Le secteur foncier : vente illicite du domaine privé de l’Etat
Le secteur foncier voit prospérer les pratiques de tricherie comme la vente illicite des terrains du domaine privé de l’Etat, le non-respect de la réglementation en matière de visa, la prénotation judiciaire, l’opposition et l’hypothèque, les irrégularités constatées dans la tenue des livres fonciers et autres registres importants, la perception des frais illicites dans les procédures d’immatriculation foncière, l’immatriculation des terrains sans aucune mise en valeur, l’occupation irrégulière et la sous-locations des logements administratifs.
Marchés publics : 199 requêtes déposées
Pour ce qui est des marchés publics, 199 requêtes ont été reçues à la Conac. Dans ce domaine, la tricherie s’est étendue aux lenteurs dans les procédures, à la rétention des dossiers, à la divulgation du secret du marché, à la subjectivité dans les procédures, à la soustraction frauduleuse des pièces du dossier d’appel d’offres, au recours systématique et volontaire à la procédure du gré à gré, à la facturation des prestations fictives, à l’apposition de visa sur des dossiers entachés d’irrégularités, la révision ou l’actualisation irrégulière des prix, l’orientation d’une évaluation, la réception des offres après le délai et le fractionnement des marchés.
Travaux publics : des fraudes et surfacturation
Dans le secteur des Travaux publics, les enquêtes et contrôles physico-financiers menés par la Conac ont permis de se rendre compte, à l’évidence, que certaines pratiques continuent de prospérer, à savoir : les doublons, la surfacturation, la fraude sur les quantités, les qualités et le mode d’exécution et le surenchérissement.
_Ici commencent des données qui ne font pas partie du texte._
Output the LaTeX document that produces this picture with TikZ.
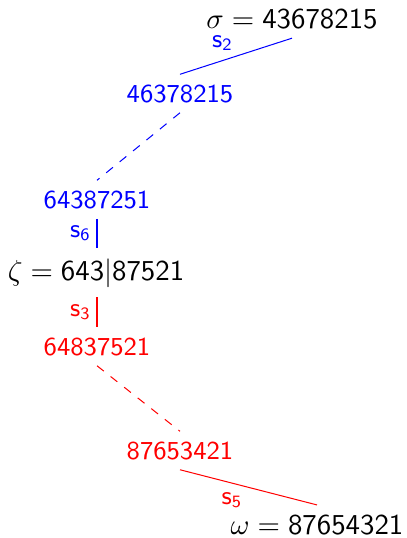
\documentclass[tikz,border=0pt]{standalone}
\usepackage{xcolor}
\usepackage{tikz}

\begin{document}
\begin{tikzpicture}[
		x=0.347pt, y=-0.347pt,
		perm/.style={
			font=\sffamily,
			anchor=base
		},
		upperm/.style={perm, font=\sffamily\small, text=blue},
		downperm/.style={perm, font=\sffamily\small, text=red},
		uplabel/.style={font=\sffamily\small, text=blue},
		downlabel/.style={font=\sffamily\small, text=red},
		upline/.style={draw=blue, line width=0.35pt},
		downline/.style={draw=red, line width=0.35pt}
	]
	\useasboundingbox (0,0) rectangle (406,538);
	
	% Start, middle and end permutations
	\node[perm] (sigma) at (292,28) {$\sigma = \mathsf{43678215}$};
	\node[perm] (zeta) at (96,280) {$\zeta = \mathsf{643}|\mathsf{87521}$};
	\node[perm] (omega) at (317,534) {$\omega = \mathsf{87654321}$};
	
	% Upper branch
	\node[upperm] (up1) at (180,102) {46378215};
	\node[upperm] (up2) at (97,208) {64387251};
	
	% Lower branch
	\node[downperm] (down1) at (97,355) {64837521};
	\node[downperm] (down2) at (180,459) {87653421};
	
	% Upper connectors
	\draw[upline] (sigma.south) -- node[pos=0.62, above, uplabel] {$\mathsf{s}_{\mathsf{2}}$} (up1.north);
	\draw[upline, dashed] (up1.south) -- (up2.north);
	\draw[upline] (up2.south) -- node[midway, left, xshift=1.4pt, uplabel] {$\mathsf{s}_{\mathsf{6}}$} (up2.south |- zeta.north);
	
	% Lower connectors
	\draw[downline] (down1.north |- zeta.south) -- node[midway, left, xshift=1.4pt, downlabel] {$\mathsf{s}_{\mathsf{3}}$} (down1.north);
	\draw[downline, dashed] (down1.south) -- (down2.north);
	\draw[downline] (down2.south) -- node[pos=0.38, below, downlabel] {$\mathsf{s}_{\mathsf{5}}$} (omega.north);
	
\end{tikzpicture}
\end{document}
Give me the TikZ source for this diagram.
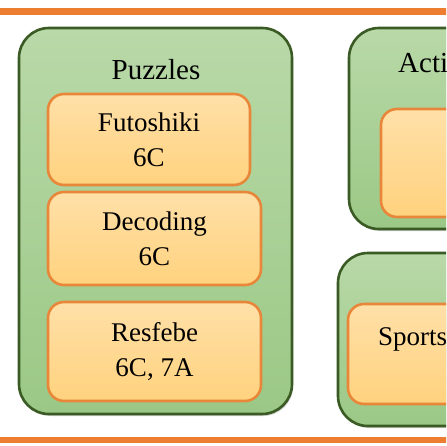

S’agissant des doublons, c’est une pratique frauduleuse, source de détournement de sommes d’argent colossales. Dans ces documents de chantier, les mêmes quantités sont affectées à plusieurs prix. Il en résulte un paiement à plusieurs reprises du même travail. Quant à la surfacturation, cette pratique contribue aussi à ruiner l’Etat. En effet, la valeur des prix unitaires relatifs aux travaux est maximisée avec pour conséquence l’enchérissement des coûts des travaux. Elle revêt un double aspect : la surfacturation par augmentation du prix unitaire et la surfacturation par augmentation des quantités. En ce qui concerne la fraude sur la qualité, elle consiste à réduire les dosages prescrits en diminuant les quantités de matériaux incorporés par rapport aux indications qui se trouvent dans le secteur des clauses techniques et particulières ou sur les plans d’exécution approuvés. Il peut s’agir aussi de mettre en œuvre les intrants de moindre qualité par rapport aux standards définis ; le résultat étant le même, à savoir la baisse de qualité et les économies irrégulières sur les intrants. La fraude sur le mode d’exécution vise à réduire les moyens de mise en œuvre pour diminuer le coût d’investissements (réduction des effectifs, utilisation d’un personnel non qualifié et d’un matériel inapproprié, non-respect des dispositions constructives). Ce type de fraude est le plus pratiqué dans les travaux en régie. Enfin, la pratique du surenchérissement a pour but d’affecter un prix unitaire inapproprié au paiement d’une tâche.
Eau et énergie : A l’ère du siphonage des bouteilles de gaz
Dans le secteur de l’eau et de l’énergie, trois pratiques ont particulièrement gagné le terrain de la tricherie. Il s’agit du détournement vers le circuit intérieur des carburants «hors taxes» destinés à l’export, du phénomène de «champ de tir» pour procéder au mixage des produits pétroliers et du siphonage des bouteilles de gaz à usage domestique qui a occasionné le grave incendie survenu en 2014 au quartier Etoudi à Yaoundé, non loin du palais présidentiel.